Summary
On 19 November 2024 18:45 UTC, a database change on an index in the EU and US regions seriously impacted the creation and management of workflow runs via the Studio API and the SDK.
Root Causes
The addition of a column to an existing index in a core database table, aimed at improving the performance of a specific combination of filters in the Dashboard results page, was performed by first dropping the existing index, and then recreating it with the additional column. The first operation resulted in a spike in CPU overhead in all database operations involving that table, which deprioritized the second operation.

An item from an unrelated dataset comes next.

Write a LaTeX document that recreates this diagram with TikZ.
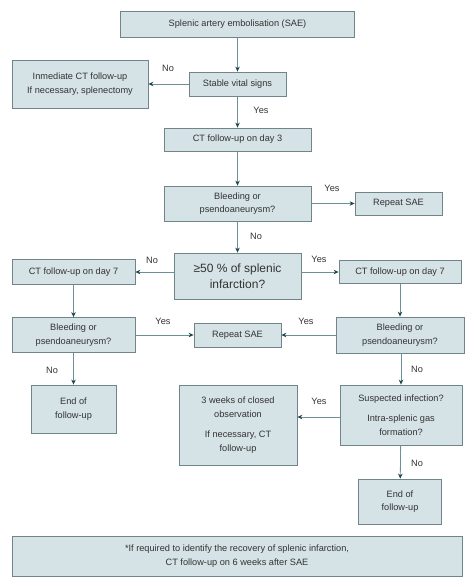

The instability of the system continued until the new index was force-created.
Timeline
The timeline below refers to timestamps for the the 19 November 2024; all entries are in UTC):
- 18:44:25 - operation dropping the index was started
- 18:45:37 - first request fails due to statement timeout
- 18:49:00 - alarm triggers for high surge of 5xx HTTP errors for the Studio API
- 19:18:02 - incident was reported
- 19:47:00 - index starting being manually force-created in the US
- 19:57:00 - US region recovered
- 19:59:00 - index starting being manually force-created in the EU
- 20:09:00 - EU region recovered
- 20:47:09 - incident resolved
Remedies
- Integrate database migration acceptance rules and broaden list of reviewers;
- Introduce a kill switch to enforce Studio API “maintenance mode” in order to be able to prioritize recovery actions and reduce overall Mean Time To Recovery;
- Full split of data migration pipeline from code deployment pipeline;
- Spilt Dashboard read-only post-execution traffic from critical path.